AIM OF THE EXERCISE:
Drop every picture, then transcribe the remaining data exactly.

ENTRIES PROVIDED:
───

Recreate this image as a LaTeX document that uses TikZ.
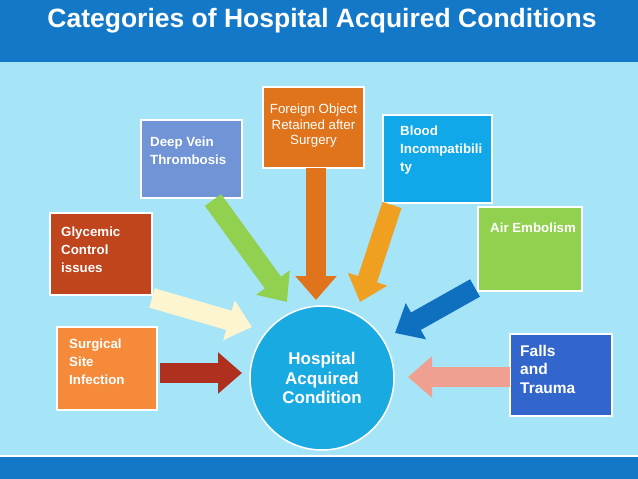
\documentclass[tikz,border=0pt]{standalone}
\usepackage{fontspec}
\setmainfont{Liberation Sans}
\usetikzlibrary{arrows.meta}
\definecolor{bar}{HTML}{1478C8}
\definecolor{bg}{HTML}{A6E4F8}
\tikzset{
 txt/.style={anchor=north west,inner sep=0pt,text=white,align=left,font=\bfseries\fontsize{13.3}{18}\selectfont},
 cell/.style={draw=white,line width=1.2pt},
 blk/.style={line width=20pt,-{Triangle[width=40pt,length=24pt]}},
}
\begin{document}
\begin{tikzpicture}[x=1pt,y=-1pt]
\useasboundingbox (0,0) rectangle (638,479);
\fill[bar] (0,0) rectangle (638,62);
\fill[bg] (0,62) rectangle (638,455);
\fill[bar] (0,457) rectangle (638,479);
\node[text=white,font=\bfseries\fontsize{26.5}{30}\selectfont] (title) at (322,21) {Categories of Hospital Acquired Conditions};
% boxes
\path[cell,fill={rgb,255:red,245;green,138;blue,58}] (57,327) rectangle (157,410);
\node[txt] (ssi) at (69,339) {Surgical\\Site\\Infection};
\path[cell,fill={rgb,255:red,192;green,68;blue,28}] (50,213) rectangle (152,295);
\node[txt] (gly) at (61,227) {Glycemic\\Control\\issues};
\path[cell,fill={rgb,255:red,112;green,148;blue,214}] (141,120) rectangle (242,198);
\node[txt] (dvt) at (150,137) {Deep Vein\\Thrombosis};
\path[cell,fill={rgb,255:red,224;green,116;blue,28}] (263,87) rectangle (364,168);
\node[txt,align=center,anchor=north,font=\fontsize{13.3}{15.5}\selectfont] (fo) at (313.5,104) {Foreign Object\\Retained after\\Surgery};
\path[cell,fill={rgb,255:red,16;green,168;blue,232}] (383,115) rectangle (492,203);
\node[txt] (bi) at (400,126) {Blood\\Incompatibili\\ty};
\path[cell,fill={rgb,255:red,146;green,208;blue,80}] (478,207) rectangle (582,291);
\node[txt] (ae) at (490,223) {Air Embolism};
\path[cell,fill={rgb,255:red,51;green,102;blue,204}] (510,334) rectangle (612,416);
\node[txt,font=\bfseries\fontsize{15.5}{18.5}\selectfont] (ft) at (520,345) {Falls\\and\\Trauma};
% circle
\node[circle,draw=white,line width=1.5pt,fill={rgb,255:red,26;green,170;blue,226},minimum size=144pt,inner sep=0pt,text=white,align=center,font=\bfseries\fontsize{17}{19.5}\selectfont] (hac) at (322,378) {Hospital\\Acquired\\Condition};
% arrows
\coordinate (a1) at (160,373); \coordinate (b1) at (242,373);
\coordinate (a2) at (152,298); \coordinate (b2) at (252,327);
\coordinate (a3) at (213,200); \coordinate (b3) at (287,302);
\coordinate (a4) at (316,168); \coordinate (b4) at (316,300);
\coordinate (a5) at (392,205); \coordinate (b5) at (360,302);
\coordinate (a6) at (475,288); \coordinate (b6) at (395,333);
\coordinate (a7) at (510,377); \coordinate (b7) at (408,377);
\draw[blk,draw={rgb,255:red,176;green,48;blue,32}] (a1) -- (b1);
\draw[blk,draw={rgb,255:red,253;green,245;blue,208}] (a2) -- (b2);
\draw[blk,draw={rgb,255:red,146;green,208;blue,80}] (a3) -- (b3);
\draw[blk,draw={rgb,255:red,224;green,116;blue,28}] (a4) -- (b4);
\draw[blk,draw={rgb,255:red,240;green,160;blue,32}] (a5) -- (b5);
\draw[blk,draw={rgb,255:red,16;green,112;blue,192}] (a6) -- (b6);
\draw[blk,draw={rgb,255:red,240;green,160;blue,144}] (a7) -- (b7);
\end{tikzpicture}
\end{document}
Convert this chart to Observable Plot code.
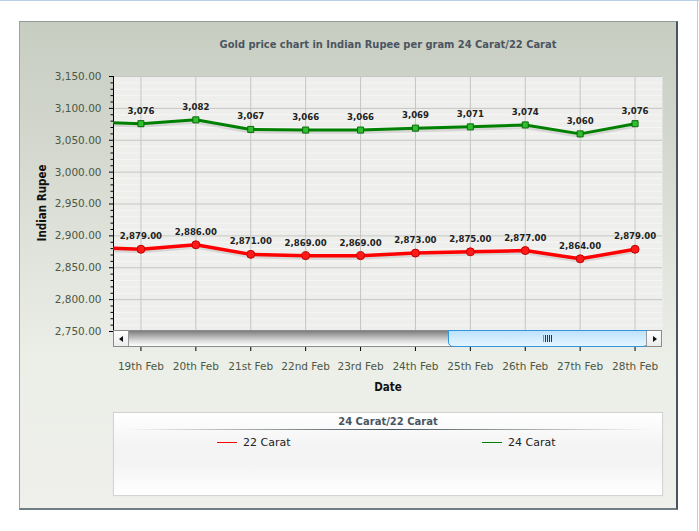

───

TASK RESPONSE:
Recreate this image as a LaTeX document that uses TikZ.
\documentclass[tikz,border=0pt]{standalone}
\usepackage{fontspec}
\setmainfont{Liberation Sans}
\usetikzlibrary{arrows.meta}
\definecolor{bar}{HTML}{1478C8}
\definecolor{bg}{HTML}{A6E4F8}
\tikzset{
 txt/.style={anchor=north west,inner sep=0pt,text=white,align=left,font=\bfseries\fontsize{13.3}{18}\selectfont},
 cell/.style={draw=white,line width=1.2pt},
 blk/.style={line width=20pt,-{Triangle[width=40pt,length=24pt]}},
}
\begin{document}
\begin{tikzpicture}[x=1pt,y=-1pt]
\useasboundingbox (0,0) rectangle (638,479);
\fill[bar] (0,0) rectangle (638,62);
\fill[bg] (0,62) rectangle (638,455);
\fill[bar] (0,457) rectangle (638,479);
\node[text=white,font=\bfseries\fontsize{26.5}{30}\selectfont] (title) at (322,21) {Categories of Hospital Acquired Conditions};
% boxes
\path[cell,fill={rgb,255:red,245;green,138;blue,58}] (57,327) rectangle (157,410);
\node[txt] (ssi) at (69,339) {Surgical\\Site\\Infection};
\path[cell,fill={rgb,255:red,192;green,68;blue,28}] (50,213) rectangle (152,295);
\node[txt] (gly) at (61,227) {Glycemic\\Control\\issues};
\path[cell,fill={rgb,255:red,112;green,148;blue,214}] (141,120) rectangle (242,198);
\node[txt] (dvt) at (150,137) {Deep Vein\\Thrombosis};
\path[cell,fill={rgb,255:red,224;green,116;blue,28}] (263,87) rectangle (364,168);
\node[txt,align=center,anchor=north,font=\fontsize{13.3}{15.5}\selectfont] (fo) at (313.5,104) {Foreign Object\\Retained after\\Surgery};
\path[cell,fill={rgb,255:red,16;green,168;blue,232}] (383,115) rectangle (492,203);
\node[txt] (bi) at (400,126) {Blood\\Incompatibili\\ty};
\path[cell,fill={rgb,255:red,146;green,208;blue,80}] (478,207) rectangle (582,291);
\node[txt] (ae) at (490,223) {Air Embolism};
\path[cell,fill={rgb,255:red,51;green,102;blue,204}] (510,334) rectangle (612,416);
\node[txt,font=\bfseries\fontsize{15.5}{18.5}\selectfont] (ft) at (520,345) {Falls\\and\\Trauma};
% circle
\node[circle,draw=white,line width=1.5pt,fill={rgb,255:red,26;green,170;blue,226},minimum size=144pt,inner sep=0pt,text=white,align=center,font=\bfseries\fontsize{17}{19.5}\selectfont] (hac) at (322,378) {Hospital\\Acquired\\Condition};
% arrows
\coordinate (a1) at (160,373); \coordinate (b1) at (242,373);
\coordinate (a2) at (152,298); \coordinate (b2) at (252,327);
\coordinate (a3) at (213,200); \coordinate (b3) at (287,302);
\coordinate (a4) at (316,168); \coordinate (b4) at (316,300);
\coordinate (a5) at (392,205); \coordinate (b5) at (360,302);
\coordinate (a6) at (475,288); \coordinate (b6) at (395,333);
\coordinate (a7) at (510,377); \coordinate (b7) at (408,377);
\draw[blk,draw={rgb,255:red,176;green,48;blue,32}] (a1) -- (b1);
\draw[blk,draw={rgb,255:red,253;green,245;blue,208}] (a2) -- (b2);
\draw[blk,draw={rgb,255:red,146;green,208;blue,80}] (a3) -- (b3);
\draw[blk,draw={rgb,255:red,224;green,116;blue,28}] (a4) -- (b4);
\draw[blk,draw={rgb,255:red,240;green,160;blue,32}] (a5) -- (b5);
\draw[blk,draw={rgb,255:red,16;green,112;blue,192}] (a6) -- (b6);
\draw[blk,draw={rgb,255:red,240;green,160;blue,144}] (a7) -- (b7);
\end{tikzpicture}
\end{document}
Convert this chart to Observable Plot code.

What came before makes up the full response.